Species of succulent

Echeveria desmetiana, incorrectly known as Echeveria peacockii, is a succulent plant in the family Crassulaceae. L. de Smet was the first grower of this plant.

== Description ==
The leaves of Echeveria desmetiana are arranged in a rosette, either on a short stem or with no visible stem. The rosette may be about 11 cm in diameter. The leaves are widest at the base with a pointed end (mucronate), about 4–5 cm long, 2–3 cm wide and about 8 mm thick. The leaves are covered with a white to bluish bloom (pruinose), and have reddish margins. The flowering stem is reddish, and may be over 30 cm tall. The inflorescence is a cincinnus; one described specimen had 24 flowers. The individual flowers are about 11–13 mm long with petals that are red on the outside and yellow on the inside. The petals are pressed together, with only the tips curving outwards.

==Taxonomy==
Echeveria desmetiana was first described by De Smet in 1879. The species had previously been described and illustrated as Echeveria peacockii by T. Moore in 1875, with reference to the name Echeveria peacockii that had been used by Croucher in 1874. However, Croucher's plant is now regarded as a different species, Dudleya pulverulenta, so Moore's name is illegitimate for the species he described, and the correct name is Echeveria desmetiana.

==Distribution==
Echeveria desmetiana is native to central and southwest Mexico.

==Habitat and ecology==
Echeveria desmetiana tends to grow on rocky outcroppings at higher altitudes.
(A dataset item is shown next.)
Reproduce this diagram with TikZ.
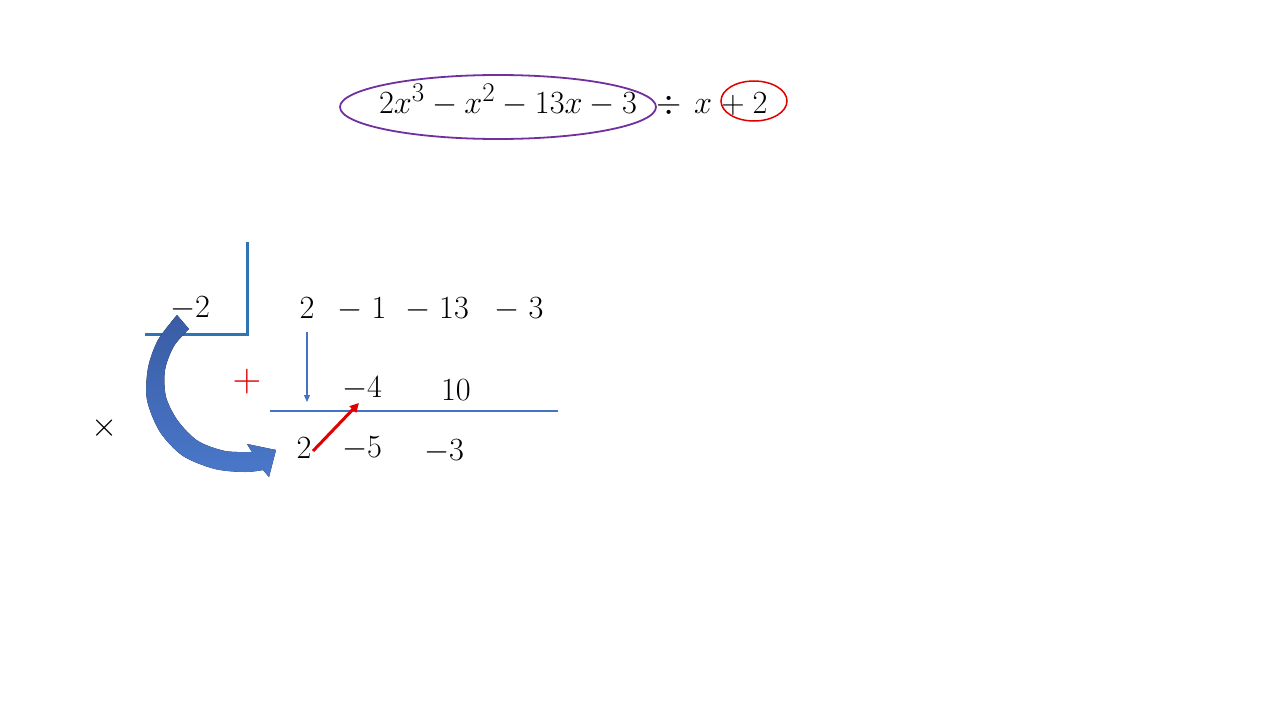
\documentclass[tikz,border=0pt]{standalone}
\usepackage{amsmath}
\usepackage{graphicx}
\usetikzlibrary{arrows.meta}
\definecolor{bracketblue}{HTML}{2E75B6}
\definecolor{lineblue}{HTML}{4472C4}
\definecolor{arrdark}{HTML}{3A5CA4}
\definecolor{arrlight}{HTML}{4A78CA}
\definecolor{redc}{HTML}{E00000}
\definecolor{purp}{HTML}{7030A0}
\newcommand{\bigtxt}[1]{\scalebox{1.3}{\Huge #1}}
\tikzset{
  num/.style={inner sep=0pt, anchor=base},
}
\begin{document}
\begin{tikzpicture}[x=1pt,y=-1pt]
\useasboundingbox[fill=white] (0,0) rectangle (1280,720);
% top equation
\node[num] (poly) at (508,113) {\bigtxt{$2x^3-x^2-13x-3$}};
\node[num] (div) at (669,113) {\bigtxt{$\div$}};
\node[num] (xx) at (703,113) {\bigtxt{$x$}};
\node[num] (plus) at (733,113) {\bigtxt{$+$}};
\node[num] (two) at (760,113) {\bigtxt{$2$}};
\draw[purp, line width=1.8pt] (498,107) ellipse [x radius=158, y radius=32];
\draw[redc, line width=1.5pt] (754,101) ellipse [x radius=33, y radius=20];
% bracket
\coordinate (btop) at (247,242);
\coordinate (bcorner) at (247,334);
\coordinate (bleft) at (145,334);
\draw[bracketblue, line width=3pt] (btop) -- (bcorner) -- (bleft);
% divisor
\node[num] (dv) at (190,317) {\bigtxt{$-2$}};
% row 1
\node[num] (a1) at (307,318) {\bigtxt{$2$}};
\node[num] (a2) at (362,318) {\bigtxt{$-\;1$}};
\node[num] (a3) at (437,318) {\bigtxt{$-\;13$}};
\node[num] (a4) at (519,318) {\bigtxt{$-\;3$}};
% row 2
\node[num] (b2) at (362,397) {\bigtxt{$-4$}};
\node[num] (b3) at (456,400) {\bigtxt{$10$}};
% row 3
\node[num] (c1) at (304,458) {\bigtxt{$2$}};
\node[num] (c2) at (362,457) {\bigtxt{$-5$}};
\node[num] (c3) at (444,460) {\bigtxt{$-3$}};
% line
\coordinate (hl) at (270,411);
\coordinate (hr) at (558,411);
\draw[lineblue, line width=1.5pt] (hl) -- (hr);
% plus and times
\node[inner sep=0pt, text=redc] (pl) at (247,382) {\scalebox{1.6}{\Huge $+$}};
\node[inner sep=0pt] (tm) at (105,428) {\scalebox{1.35}{\Huge $\times$}};
% down arrow
\coordinate (d1) at (307,332);
\coordinate (d2) at (307,402);
\draw[lineblue, line width=1.2pt, -{Triangle[length=7pt,width=6pt]}] (d1) -- (d2);
% red arrow
\coordinate (r1) at (313,451);
\coordinate (r2) at (359,403);
\draw[redc, line width=3pt, -{Triangle[length=9pt,width=9pt]}] (r1) -- (r2);
% curved arrow
\fill[top color=arrdark, bottom color=arrlight]
  plot[smooth] coordinates {(177,315) (158,340) (148,368) (147,400) (160,432) (183,456) (215,469) (245,472) (263,470)}
  -- (269,477) -- (276,450) -- (247,444)
  -- plot[smooth] coordinates {(252,452) (225,451) (198,441) (178,421) (166,397) (165,370) (174,346) (189,329)}
  -- cycle;
\end{tikzpicture}
\end{document}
In this type of environment, water is drained quickly from the roots of the plant, never allowing the plant to be submerged in water. This plant is fast growing and requires a bright light to prevent stretching, which forms an unhealthy plant.

E. desmetiana grows in a warm, dry, sunny climate. They tend to grow in areas that are sometimes covered in shade (cannot tolerate too much sun). The optimal temperature for growth is 20-30°C.

==Cultivation==
Echeveria desmetiana is cultivated as an ornamental plant, and often used as a drought-tolerant groundcover "carpet plant".